## Set task
Every record should be written out exactly, with the pictures left out.

## Extracted data
◆ ◆ ◆ ◆ ◆
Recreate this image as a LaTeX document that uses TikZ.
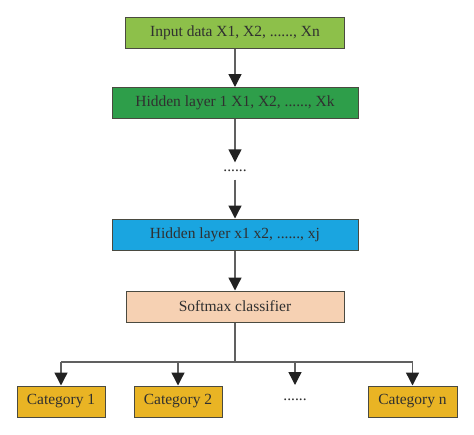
\documentclass[tikz,border=0pt]{standalone}
\usepackage{fontspec}
\setmainfont{Liberation Serif}
\usetikzlibrary{arrows.meta}
\definecolor{cinput}{HTML}{8DC04A}
\definecolor{chid}{HTML}{2E9E4A}
\definecolor{cblue}{HTML}{1AA5E0}
\definecolor{cpeach}{HTML}{F6D1B3}
\definecolor{cgold}{HTML}{E9B424}
\definecolor{cline}{HTML}{606060}
\definecolor{chead}{HTML}{222222}
\definecolor{ctext}{HTML}{303030}
\definecolor{cborder}{HTML}{4A4A40}
\begin{document}
\begin{tikzpicture}[x=1pt,y=-1pt,
  box/.style={draw=cborder,line width=1pt,minimum height=31pt,inner sep=0pt,
    text=ctext,font=\fontsize{15.5}{17}\selectfont},
  conn/.style={draw=cline,line width=1.4pt},
  arr/.style={conn,-{Triangle[width=13pt,length=13pt,color=chead]}},
  dots/.style={text=ctext,inner sep=0pt,font=\fontsize{15.5}{17}\selectfont}]
\useasboundingbox[fill=white] (0,0) rectangle (474,434);
\node[box,fill=cinput,minimum width=219pt] (in) at (235,32.5) {Input data X1, X2, ......, Xn};
\node[box,fill=chid,minimum width=246pt] (h1) at (235,103) {Hidden layer 1 X1, X2, ......, Xk};
\node[dots,minimum height=17pt] (d1) at (235,171) {......};
\node[box,fill=cblue,minimum width=246pt] (hx) at (235,234.5) {Hidden layer x1 x2, ......, xj};
\node[box,fill=cpeach,minimum width=218pt] (sm) at (235,306.5) {Softmax classifier};
\node[box,fill=cgold,minimum width=88pt] (c1) at (61,401.5) {Category 1};
\node[box,fill=cgold,minimum width=88pt] (c2) at (178,401.5) {Category 2};
\node[dots] (d2) at (295,400) {......};
\node[box,fill=cgold,minimum width=89pt] (cn) at (412.5,401.5) {Category n};
\coordinate (j) at (235,362);
\coordinate (m) at (295,385);
\draw[arr] (in) -- (h1);
\draw[arr] (h1) -- (d1);
\draw[arr] (d1) -- (hx);
\draw[arr] (hx) -- (sm);
\draw[conn] (sm.south) -- (j);
\draw[conn] (c1.north |- j) -- (cn.north |- j);
\draw[arr] (c1.north |- j) -- (c1.north);
\draw[arr] (c2.north |- j) -- (c2.north);
\draw[arr] (m |- j) -- (m);
\draw[arr] (cn.north |- j) -- (cn.north);
\end{tikzpicture}
\end{document}
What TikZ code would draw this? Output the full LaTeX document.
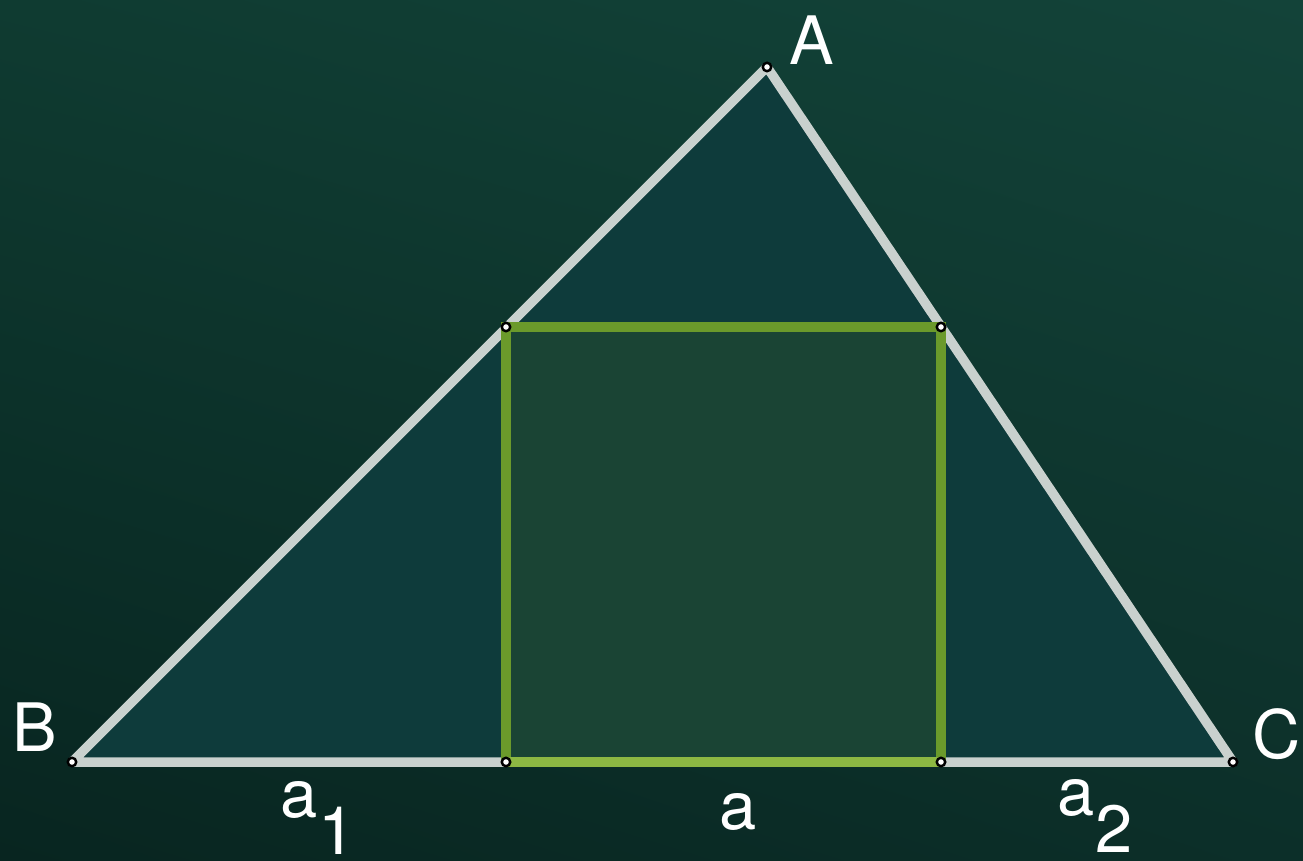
◆ ◆ ◆ ◆ ◆
## Expected output
Recreate this image as a LaTeX document that uses TikZ.
\documentclass[tikz,border=0pt]{standalone}
\usepackage{fontspec}
\setmainfont{Liberation Serif}
\usetikzlibrary{arrows.meta}
\definecolor{cinput}{HTML}{8DC04A}
\definecolor{chid}{HTML}{2E9E4A}
\definecolor{cblue}{HTML}{1AA5E0}
\definecolor{cpeach}{HTML}{F6D1B3}
\definecolor{cgold}{HTML}{E9B424}
\definecolor{cline}{HTML}{606060}
\definecolor{chead}{HTML}{222222}
\definecolor{ctext}{HTML}{303030}
\definecolor{cborder}{HTML}{4A4A40}
\begin{document}
\begin{tikzpicture}[x=1pt,y=-1pt,
  box/.style={draw=cborder,line width=1pt,minimum height=31pt,inner sep=0pt,
    text=ctext,font=\fontsize{15.5}{17}\selectfont},
  conn/.style={draw=cline,line width=1.4pt},
  arr/.style={conn,-{Triangle[width=13pt,length=13pt,color=chead]}},
  dots/.style={text=ctext,inner sep=0pt,font=\fontsize{15.5}{17}\selectfont}]
\useasboundingbox[fill=white] (0,0) rectangle (474,434);
\node[box,fill=cinput,minimum width=219pt] (in) at (235,32.5) {Input data X1, X2, ......, Xn};
\node[box,fill=chid,minimum width=246pt] (h1) at (235,103) {Hidden layer 1 X1, X2, ......, Xk};
\node[dots,minimum height=17pt] (d1) at (235,171) {......};
\node[box,fill=cblue,minimum width=246pt] (hx) at (235,234.5) {Hidden layer x1 x2, ......, xj};
\node[box,fill=cpeach,minimum width=218pt] (sm) at (235,306.5) {Softmax classifier};
\node[box,fill=cgold,minimum width=88pt] (c1) at (61,401.5) {Category 1};
\node[box,fill=cgold,minimum width=88pt] (c2) at (178,401.5) {Category 2};
\node[dots] (d2) at (295,400) {......};
\node[box,fill=cgold,minimum width=89pt] (cn) at (412.5,401.5) {Category n};
\coordinate (j) at (235,362);
\coordinate (m) at (295,385);
\draw[arr] (in) -- (h1);
\draw[arr] (h1) -- (d1);
\draw[arr] (d1) -- (hx);
\draw[arr] (hx) -- (sm);
\draw[conn] (sm.south) -- (j);
\draw[conn] (c1.north |- j) -- (cn.north |- j);
\draw[arr] (c1.north |- j) -- (c1.north);
\draw[arr] (c2.north |- j) -- (c2.north);
\draw[arr] (m |- j) -- (m);
\draw[arr] (cn.north |- j) -- (cn.north);
\end{tikzpicture}
\end{document}
What TikZ code would draw this? Output the full LaTeX document.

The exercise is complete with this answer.